* [Information supplied]:
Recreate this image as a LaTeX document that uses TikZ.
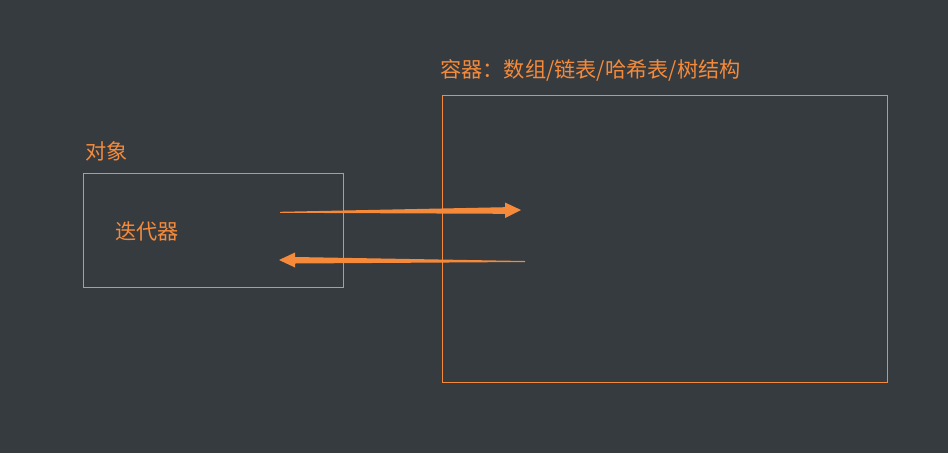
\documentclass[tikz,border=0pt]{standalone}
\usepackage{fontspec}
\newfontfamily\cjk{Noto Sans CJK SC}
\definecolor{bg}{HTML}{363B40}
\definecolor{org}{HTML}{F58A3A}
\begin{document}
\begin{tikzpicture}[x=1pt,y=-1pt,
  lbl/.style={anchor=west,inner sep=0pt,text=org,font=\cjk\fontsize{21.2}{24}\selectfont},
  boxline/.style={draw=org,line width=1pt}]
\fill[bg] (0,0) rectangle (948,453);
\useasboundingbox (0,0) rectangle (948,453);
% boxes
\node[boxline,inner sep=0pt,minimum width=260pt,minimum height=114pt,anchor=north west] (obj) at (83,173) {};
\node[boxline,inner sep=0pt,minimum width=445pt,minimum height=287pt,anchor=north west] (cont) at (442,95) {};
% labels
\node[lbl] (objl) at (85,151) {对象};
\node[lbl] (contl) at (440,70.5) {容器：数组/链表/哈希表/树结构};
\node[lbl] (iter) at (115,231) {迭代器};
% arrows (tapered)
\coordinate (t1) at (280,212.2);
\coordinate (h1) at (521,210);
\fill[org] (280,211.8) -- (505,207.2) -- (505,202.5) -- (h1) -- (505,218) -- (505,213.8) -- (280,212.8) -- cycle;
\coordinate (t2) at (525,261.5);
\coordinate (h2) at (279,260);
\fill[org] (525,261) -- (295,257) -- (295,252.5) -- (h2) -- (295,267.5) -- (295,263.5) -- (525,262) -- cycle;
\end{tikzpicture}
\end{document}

---

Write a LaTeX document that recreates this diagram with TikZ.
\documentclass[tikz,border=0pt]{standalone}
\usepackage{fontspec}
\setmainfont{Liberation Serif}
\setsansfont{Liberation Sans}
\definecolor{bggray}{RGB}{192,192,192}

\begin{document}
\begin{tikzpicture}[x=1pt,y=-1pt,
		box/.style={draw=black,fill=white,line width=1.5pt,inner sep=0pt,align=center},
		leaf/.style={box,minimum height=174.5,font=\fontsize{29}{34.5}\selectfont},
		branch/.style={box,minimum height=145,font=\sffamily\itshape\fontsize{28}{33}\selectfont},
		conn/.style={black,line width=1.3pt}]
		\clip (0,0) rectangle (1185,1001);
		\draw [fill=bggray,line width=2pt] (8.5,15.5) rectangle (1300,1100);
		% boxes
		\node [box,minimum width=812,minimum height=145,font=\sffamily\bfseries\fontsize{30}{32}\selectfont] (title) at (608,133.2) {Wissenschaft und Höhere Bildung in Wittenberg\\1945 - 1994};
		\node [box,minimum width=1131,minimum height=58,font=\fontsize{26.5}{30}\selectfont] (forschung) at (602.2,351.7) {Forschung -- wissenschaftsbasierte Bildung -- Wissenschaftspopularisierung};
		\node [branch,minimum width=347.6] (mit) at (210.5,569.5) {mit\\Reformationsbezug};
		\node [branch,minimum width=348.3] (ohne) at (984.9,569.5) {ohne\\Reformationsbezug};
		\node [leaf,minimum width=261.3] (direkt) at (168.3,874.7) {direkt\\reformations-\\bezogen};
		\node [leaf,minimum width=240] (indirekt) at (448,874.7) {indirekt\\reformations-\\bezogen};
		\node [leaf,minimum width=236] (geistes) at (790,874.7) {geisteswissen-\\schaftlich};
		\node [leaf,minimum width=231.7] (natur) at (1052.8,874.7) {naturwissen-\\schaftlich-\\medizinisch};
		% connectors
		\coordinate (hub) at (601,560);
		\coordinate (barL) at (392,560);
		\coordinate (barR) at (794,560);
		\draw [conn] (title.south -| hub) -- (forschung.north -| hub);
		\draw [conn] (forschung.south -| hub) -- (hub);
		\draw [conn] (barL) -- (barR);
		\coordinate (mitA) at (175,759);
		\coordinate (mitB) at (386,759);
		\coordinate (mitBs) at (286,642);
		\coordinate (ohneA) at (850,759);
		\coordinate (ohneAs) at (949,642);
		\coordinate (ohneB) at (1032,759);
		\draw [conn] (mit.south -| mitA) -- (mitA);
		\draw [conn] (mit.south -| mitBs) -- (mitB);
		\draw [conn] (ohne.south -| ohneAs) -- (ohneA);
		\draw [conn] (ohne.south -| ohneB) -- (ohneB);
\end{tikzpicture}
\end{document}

* [Problem details]: Count each line of the data where the word "that" appears, then reply with the total only.

* [Answer for the task]: 2